Court's Assessment of Credibility
The court conducted a careful assessment of the credibility of the witnesses, particularly focusing on the testimony of Chicago Title's vice president, Marc Archuleta. The trial court found inconsistencies in Archuleta's statements regarding whether Taxco was informed that it could proceed with the closing after the city notices were resolved. This lack of credible evidence contributed to the court's conclusion that Taxco had not been made aware of any changes that would allow the closing to take place. The trial court indicated that it did not find Archuleta's testimony reliable, especially since there was no documentary evidence to support his claims that the city notices had been resolved. The court's decision to prioritize its own credibility determinations over the testimony provided was significant in affirming its judgment. This focus on witness credibility highlighted the trial court's role as the factfinder, emphasizing that it had the authority to accept or reject any part of a witness's testimony based on the totality of the circumstances.
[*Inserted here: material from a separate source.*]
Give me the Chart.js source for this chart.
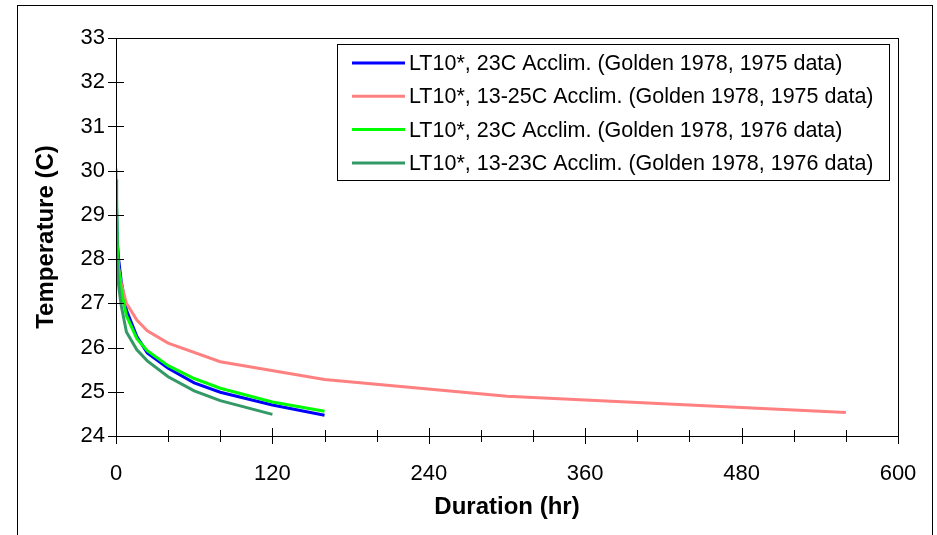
<!DOCTYPE html>
<html>
<head>
<meta charset="utf-8">
<script src="https://cdn.jsdelivr.net/npm/chart.js@4.4.1/dist/chart.umd.min.js"></script>
<style>
  html, body { margin: 0; padding: 0; background: #ffffff; }
  #wrap { width: 937px; height: 535px; position: relative; }
</style>
</head>
<body>
<div id="wrap"><canvas id="lt10Chart"></canvas></div>
<script>
const FONT = "'Liberation Sans', Arial, sans-serif";

// durations (hr) and LT10 temperatures (C)
const hours23C75 = [0, 1, 2, 4, 8, 16, 24, 40, 60, 80, 120, 160];
const temp23C75 = [29.7, 28.4, 28.0, 27.5, 26.85, 26.25, 25.88, 25.53, 25.2, 24.99, 24.7, 24.47];

const hours1325C75 = [0, 1, 2, 4, 8, 16, 24, 40, 80, 160, 300, 560];
const temp1325C75 = [28.8, 28.1, 27.8, 27.45, 27.0, 26.62, 26.38, 26.1, 25.68, 25.28, 24.9, 24.53];

const hours23C76 = [0, 1, 2, 4, 8, 16, 24, 40, 60, 80, 120, 160];
const temp23C76 = [30.05, 28.3, 27.8, 27.3, 26.72, 26.2, 25.93, 25.59, 25.3, 25.08, 24.77, 24.56];

const hours1323C76 = [0, 0.5, 1, 2, 4, 8, 16, 24, 40, 60, 80, 120];
const temp1323C76 = [29.8, 28.2, 27.8, 27.4, 26.95, 26.35, 25.95, 25.7, 25.34, 25.02, 24.8, 24.49];

const seriesLabels = [
  'LT10*, 23C Acclim. (Golden 1978, 1975 data)',
  'LT10*, 13-25C Acclim. (Golden 1978, 1975 data)',
  'LT10*, 23C Acclim. (Golden 1978, 1976 data)',
  'LT10*, 13-23C Acclim. (Golden 1978, 1976 data)'
];
const seriesColors = ['#0000ff', '#ff8080', '#00ff00', '#339966'];

const xTickMin = 0, xTickMax = 600, xMinorStep = 40, xLabelStep = 120;
const yTickMin = 24, yTickMax = 33, yStep = 1;

function pairs(xs, ys) {
  return xs.map((x, i) => ({ x: x, y: ys[i] }));
}

const seriesData = [
  pairs(hours23C75, temp23C75),
  pairs(hours1325C75, temp1325C75),
  pairs(hours23C76, temp23C76),
  pairs(hours1323C76, temp1323C76)
];

// outer frame, plot box and tick marks crossing the axes
const framePlugin = {
  id: 'frame',
  beforeDraw(chart) {
    const ctx = chart.ctx;
    ctx.save();
    ctx.fillStyle = '#ffffff';
    ctx.fillRect(0, 0, chart.width, chart.height);
    ctx.strokeStyle = '#000000';
    ctx.lineWidth = 1;
    ctx.strokeRect(17.5, 5.5, 915, 545);
    ctx.restore();
  },
  afterDraw(chart) {
    const ctx = chart.ctx;
    const a = chart.chartArea;
    const xs = chart.scales.x;
    const ys = chart.scales.y;
    ctx.save();
    ctx.strokeStyle = '#000000';
    ctx.lineWidth = 1;
    ctx.strokeRect(Math.round(a.left) + 0.5, Math.round(a.top) + 0.5,
      Math.round(a.right - a.left), Math.round(a.bottom - a.top));
    ctx.beginPath();
    xs.ticks.forEach(t => {
      const px = Math.round(xs.getPixelForValue(t.value)) + 0.5;
      const len = t.value % xLabelStep === 0 ? 8 : 6;
      ctx.moveTo(px, a.bottom - len);
      ctx.lineTo(px, a.bottom + len);
    });
    ys.ticks.forEach(t => {
      const py = Math.round(ys.getPixelForValue(t.value)) + 0.5;
      ctx.moveTo(a.left - 8, py);
      ctx.lineTo(a.left + 8, py);
    });
    ctx.stroke();

    // legend box
    const bx = 337.5, by = 44.5, bw = 552, bh = 136;
    ctx.fillStyle = '#ffffff';
    ctx.fillRect(bx, by, bw, bh);
    ctx.strokeRect(bx, by, bw, bh);
    ctx.font = '21.5px ' + FONT;
    ctx.textBaseline = 'middle';
    ctx.textAlign = 'left';
    chart.data.datasets.forEach((ds, i) => {
      const yy = 63 + i * 33.3;
      ctx.strokeStyle = ds.borderColor;
      ctx.lineWidth = 3;
      ctx.beginPath();
      ctx.moveTo(352, yy);
      ctx.lineTo(405, yy);
      ctx.stroke();
      ctx.fillStyle = '#000000';
      ctx.fillText(ds.label, 409, yy + 1);
    });
    ctx.restore();
  }
};

new Chart(document.getElementById('lt10Chart'), {
  type: 'line',
  data: {
    datasets: seriesData.map((d, i) => ({
      label: seriesLabels[i],
      data: d,
      borderColor: seriesColors[i],
      backgroundColor: seriesColors[i],
      borderWidth: 3,
      pointRadius: 0,
      tension: 0,
      fill: false,
      order: 3 - i
    }))
  },
  options: {
    responsive: true,
    maintainAspectRatio: false,
    animation: false,
    layout: { padding: { top: 38, right: 39, left: 0, bottom: 0 } },
    plugins: {
      legend: { display: false },
      tooltip: { enabled: false }
    },
    scales: {
      x: {
        type: 'linear',
        min: xTickMin,
        max: xTickMax,
        afterFit(scale) {
          scale.height = 99;
          scale.paddingLeft = 0;
          scale.paddingRight = 0;
        },
        ticks: {
          stepSize: xMinorStep,
          autoSkip: false,
          maxRotation: 0,
          padding: 25,
          color: '#000000',
          font: { family: FONT, size: 22 },
          callback: v => (v % xLabelStep === 0 ? v : '')
        },
        grid: { drawOnChartArea: false, drawTicks: false },
        border: { color: '#000000', width: 1 },
        title: {
          display: true,
          text: 'Duration (hr)',
          color: '#000000',
          font: { family: FONT, size: 24, weight: 'bold' },
          padding: { top: 0, bottom: 13 }
        }
      },
      y: {
        min: yTickMin,
        max: yTickMax,
        afterFit(scale) {
          scale.width = 116;
          scale.paddingTop = 0;
          scale.paddingBottom = 0;
        },
        ticks: {
          stepSize: yStep,
          padding: 11,
          color: '#000000',
          font: { family: FONT, size: 22 }
        },
        grid: { drawOnChartArea: false, drawTicks: false },
        border: { color: '#000000', width: 1 },
        title: {
          display: true,
          text: 'Temperature (C)',
          color: '#000000',
          font: { family: FONT, size: 24, weight: 'bold' },
          padding: { top: 32, bottom: 0 }
        }
      }
    }
  },
  plugins: [framePlugin]
});
</script>
</body>
</html>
Impact of Communication Failures
The court highlighted that a significant factor in the trial court's ruling was the failure of communication between the Trust, Taxco, and Chicago Title. The lack of communication regarding the status of the city notices and the closing process created uncertainty for Taxco, leading them to assume the transaction had fallen apart. After the expiration of the closing date, Taxco did not receive any updates or requests to proceed with the closing from either the Trust or the title company. The court noted that almost two months elapsed without any indication that the issues hindering the closing had been resolved. This gap in communication underscored the Trust's failure to fulfill its obligations under the contract, as it did not notify Taxco about its willingness to close under the existing terms. By not providing Taxco with the necessary information, the Trust effectively limited its own ability to enforce the contract and seek specific performance. The court's findings suggested that the Trust's inaction played a critical role in the unraveling of the transaction.
Conclusion on Appeal
Ultimately, the Court of Appeals affirmed the trial court's judgment, concluding that Taxco had not breached the sales contract with the Trust. The appellate court agreed with the trial court's findings that the contract had expired on the specified closing date and that Taxco was not responsible for the failure to close due to the unresolved city notices. The court emphasized that without a breach, the remedy of specific performance was unavailable to the Trust. The appellate court upheld the trial court's determinations regarding credibility and the lack of evidence supporting the Trust's claims. The judgment reinforced the importance of clear communication and timely performance in contractual relationships, particularly in real estate transactions. In this case, the Trust's missteps ultimately led to its inability to enforce the contract, and the appellate court's decision illustrated the legal principles governing specific performance in breach of contract claims.